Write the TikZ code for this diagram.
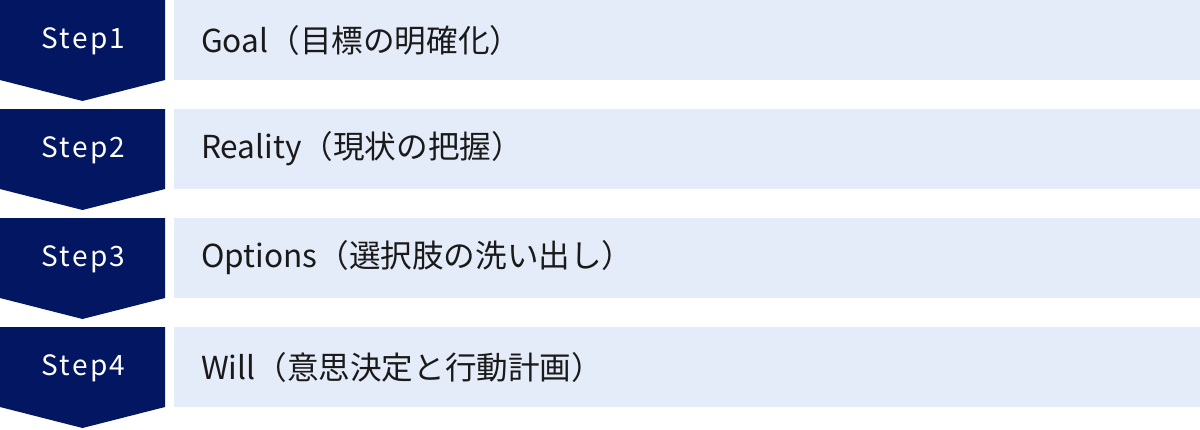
\documentclass[tikz,border=0pt]{standalone}
\usepackage{fontspec}
\setmainfont{Noto Sans CJK JP}
\newfontfamily\stepfont[LetterSpace=8]{Noto Sans CJK JP}
\definecolor{navy}{RGB}{3,22,98}
\definecolor{lightbox}{RGB}{229,236,249}
\definecolor{txt}{RGB}{26,26,26}
\tikzset{
  chev/.style={fill=navy, draw=none},
  lbox/.style={fill=lightbox, draw=none},
  steplabel/.style={text=white, font=\stepfont\fontsize{28}{30}\selectfont, inner sep=0pt, anchor=center},
  desclabel/.style={text=txt, font=\fontsize{31.6}{36}\selectfont, inner sep=0pt, anchor=west},
}
\begin{document}
\begin{tikzpicture}[x=1pt,y=-1pt]
\useasboundingbox (0,0) rectangle (1200,429);
\foreach \i/\d in {0/{Goal（目標の明確化）},1/{Reality（現状の把握）},2/{Options（選択肢の洗い出し）},3/{Will（意思決定と行動計画）}}{
  \pgfmathsetmacro{\t}{109*\i}
  \fill[chev] (0,\t) -- (165,\t) -- (165,\t+80) -- (82.5,\t+101) -- (0,\t+80) -- cycle;
  \fill[lbox] (174,\t) rectangle (1200,\t+80);
  \pgfmathtruncatemacro{\n}{\i+1}
  \node[steplabel] (step\n) at (83.5,\t+41.5) {Step\n};
  \node[desclabel] (desc\n) at (201,\t+40) {\d};
}
\end{tikzpicture}
\end{document}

**TASK DESCRIPTION**.
Quote the listing above in full, except for the pictures.

**RESPONSE TO THIS EXERCISE**.
Write the TikZ code for this diagram.
\documentclass[tikz,border=0pt]{standalone}
\usepackage{fontspec}
\setmainfont{Noto Sans CJK JP}
\newfontfamily\stepfont[LetterSpace=8]{Noto Sans CJK JP}
\definecolor{navy}{RGB}{3,22,98}
\definecolor{lightbox}{RGB}{229,236,249}
\definecolor{txt}{RGB}{26,26,26}
\tikzset{
  chev/.style={fill=navy, draw=none},
  lbox/.style={fill=lightbox, draw=none},
  steplabel/.style={text=white, font=\stepfont\fontsize{28}{30}\selectfont, inner sep=0pt, anchor=center},
  desclabel/.style={text=txt, font=\fontsize{31.6}{36}\selectfont, inner sep=0pt, anchor=west},
}
\begin{document}
\begin{tikzpicture}[x=1pt,y=-1pt]
\useasboundingbox (0,0) rectangle (1200,429);
\foreach \i/\d in {0/{Goal（目標の明確化）},1/{Reality（現状の把握）},2/{Options（選択肢の洗い出し）},3/{Will（意思決定と行動計画）}}{
  \pgfmathsetmacro{\t}{109*\i}
  \fill[chev] (0,\t) -- (165,\t) -- (165,\t+80) -- (82.5,\t+101) -- (0,\t+80) -- cycle;
  \fill[lbox] (174,\t) rectangle (1200,\t+80);
  \pgfmathtruncatemacro{\n}{\i+1}
  \node[steplabel] (step\n) at (83.5,\t+41.5) {Step\n};
  \node[desclabel] (desc\n) at (201,\t+40) {\d};
}
\end{tikzpicture}
\end{document}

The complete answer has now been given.